Harris can well quote the NDP platform that his party’s leader Jagmeet Singh has been touting. Singh, who was in Newfoundland in September, has connections to this province of ours. While the federal NDP leader was born in Scarborough, Ont., he moved here with his family when he was one year old, spending time living in both St. John’s and Grand Falls-Windsor.
‘No orange wave’
While Harris proudly blows his party’s horn when it comes to everything from the environment to their plan to reduce the cost of cell phone plans in this country, he’s also not banking on any sort of so-called ‘orange wave’ this time around.
What there is instead is a heightened sense of disappointment in politicians overall, he says. “It’s a little bit of a hangover, or a fall, I suppose from the people’s discouragement with politics.”
The models of democracy in view these days just isn’t inspiring anyone, he says. Take our current Prime Minister as an example, he continues.
“One of the things about the red wave was that it was a positive thing. Mr. Trudeau was going to do politics differently. It was going to be an open and transparent government.”
The plight of the planet, and the fears facing the youth of today is top of mind for Harris, too. “The concerns over climate change, this is substantial. Other generations were concerned about the bomb and whether or not the planet was going to be blown up. (Climate change concerns) are not that far from that in the sense of the concern for what will happen to their futures in the world.” And, what has this government done, he asks, palms up in a disappointed shrug.
Always fair in assessments, however, Harris also points out what the Trudeau government has done right, including some of the progressive steps made to help families with small children. But overall?
“People are just disappointed with the way (the Liberal) government has operated … and the back-room shenanigans. Some things are so trivial in one sense that they’re not worth mentioning, however, it seems like politics as usual, so people are disillusioned with that and are disappointed.”
And that, in a nutshell, is why he’s back in the game.
‘‘I’m basically offering myself as a voice for the people of St. John’s East in Ottawa. I’m a known quantity, and people are familiar with my track record and my work as a member of the House. We had a strong, strong representation in Ottawa for those two terms I was there and people know what I have done and so I’m seeking to continue to do that work.”

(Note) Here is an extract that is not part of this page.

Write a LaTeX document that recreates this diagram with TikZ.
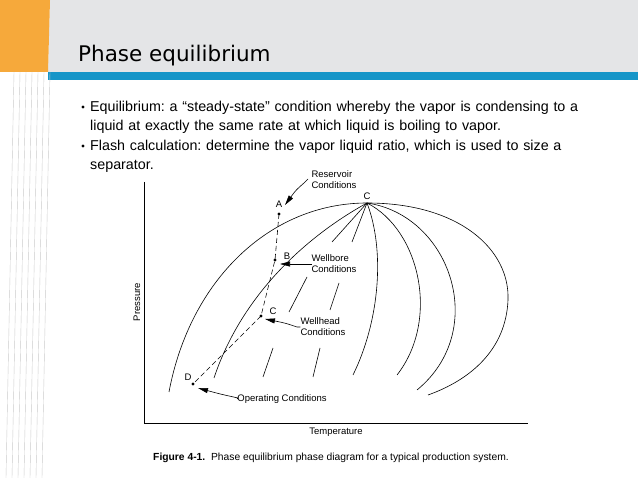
\documentclass[tikz,border=0pt]{standalone}
\usepackage{fontspec}
\setmainfont{Liberation Sans}
\newfontfamily\titlefont{DejaVu Sans}
\usetikzlibrary{arrows.meta}
\definecolor{orng}{HTML}{F6A93B}
\definecolor{band}{HTML}{E4E5E7}
\definecolor{bluebar}{HTML}{1595C8}
\frenchspacing
\begin{document}
\begin{tikzpicture}[x=1pt,y=-1pt,
  crv/.style={line width=0.6pt},
  dsh/.style={line width=0.6pt,dash pattern=on 5pt off 3pt},
  ptr/.style={line width=0.6pt,-{Triangle[length=10pt,width=5pt]}},
  lbl/.style={font=\fontsize{9.5}{11}\selectfont,align=left,inner sep=0pt},
  bul/.style={font=\fontsize{14.3}{19}\selectfont,align=left,anchor=north west,inner sep=0pt}]
\useasboundingbox (0,0) rectangle (638,478);
\fill[white] (0,0) rectangle (638,478);
\fill[band] (50,0) -- (638,0) -- (638,72) -- (48,72) -- cycle;
\fill[orng] (0,0) -- (50,0) -- (48,72) -- (0,72) -- cycle;
\fill[bluebar] (48,72) rectangle (638,80);
\foreach \x in {14,20,26,32,38,44,50}
  \draw[gray!40,line width=0.4pt] (\x,72) -- (\x-8,478);
\node[anchor=base west,inner sep=0pt,font=\titlefont\fontsize{21.5}{24}\selectfont] (title) at (78,62) {Phase equilibrium};
\fill (83,107) circle (1.6pt) coordinate (b1);
\node[bul,text width=540pt] (t1) at (90,101) {Equilibrium: a “steady-state” condition whereby the vapor is condensing to a\\liquid at exactly the same rate at which liquid is boiling to vapor.};
\fill (83,146) circle (1.6pt) coordinate (b2);
\node[bul,text width=540pt] (t2) at (90,140) {Flash calculation: determine the vapor liquid ratio, which is used to size a\\separator.};
% axes
\coordinate (ytop) at (144,182);
\coordinate (org) at (144,423);
\coordinate (xend) at (528,423);
\draw[line width=0.6pt] (ytop) -- (org) -- (xend);
\node[lbl,rotate=90] (pres) at (137,302) {Pressure};
\node[lbl] (temp) at (336,432) {Temperature};
% envelope
\coordinate (C) at (367,203);
\draw[crv] (169,392) .. controls (190,280) and (270,203) .. (C) .. controls (460,203) and (510,250) .. (508,300) .. controls (506,350) and (470,380) .. (428,395);
\draw[crv] (C) .. controls (300,240) and (240,300) .. (214,378);
\draw[crv] (C) -- (332,242) (307,277) -- (289,312) (273,348) -- (263,377);
\draw[crv] (C) -- (352,242) (339,283) -- (330,310) (320,348) -- (313,377);
\draw[crv] (C) .. controls (385,250) and (380,320) .. (353,375);
\draw[crv] (C) .. controls (420,230) and (440,320) .. (397,375);
\draw[crv] (C) .. controls (450,215) and (490,330) .. (417,390);
\node[lbl] (Cl) at (367,196) {C};
% points
\fill (279,214) circle (1.7pt) coordinate (A);
\fill (275,260) circle (1.7pt) coordinate (B);
\fill (261,316) circle (1.7pt) coordinate (Cp);
\fill (193,384) circle (1.7pt) coordinate (D);
\draw[dsh] (A) -- (B) -- (Cp) -- (D);
\node[lbl] (Al) at (279,204) {A};
\node[lbl] (Bl) at (287,256) {B};
\node[lbl] (Cpl) at (273,311) {C};
\node[lbl] (Dl) at (188,377) {D};
% labels
\node[lbl] (res) at (334,180) {Reservoir\\Conditions};
\node[lbl] (wb) at (334,264) {Wellbore\\Conditions};
\node[lbl] (wh) at (323,327) {Wellhead\\Conditions};
\node[lbl] (op) at (282,399) {Operating Conditions};
\coordinate (r0) at (308,179);
\draw[ptr] (r0) -- (304,183) .. controls (296,190) .. (285,205);
\draw[ptr] (312,264) -- (280,264);
\draw[ptr] (wh.west) -- (297,327) .. controls (285,323) .. (265,319);
\draw[ptr] (op.west) -- (238,398) .. controls (220,394) .. (198,388);
\node[font=\fontsize{10.3}{12}\selectfont,inner sep=0pt] (cap) at (331,458) {\textbf{Figure 4-1.}\ \ Phase equilibrium phase diagram for a typical production system.};
\end{tikzpicture}
\end{document}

We ask if his family is on board with his return to politics. He smiles, admitting that he’s heard it all from his inner circle. “Why don’t you retire? Someone said. Well, has it ever occurred to you that I actually like this? Yeah, I do. I do enjoy it, and you know what? I feel this is what I want to do. I’m doing it because I want to do it. I’m doing it because people have asked me to do it and I’ve been encouraged by that. My wife is quite happy to see me happy. She thinks I’m happier when I’m engaged like this.”
Harris is eager to get back to the doors where his reception has been enthusiastic, he says. Even those who admit not voting for him the last go ’round say they are happy to see him back in the running. It’s encouraging and invigorating, he says. But, at the end of the day, high-fives and warm words won’t cut it. It’s X marks the spot when it comes to politics, he says.
“Voters have a choice. You get to decide who you want to send to Ottawa to represent you in Parliament. And that’s how it should be.”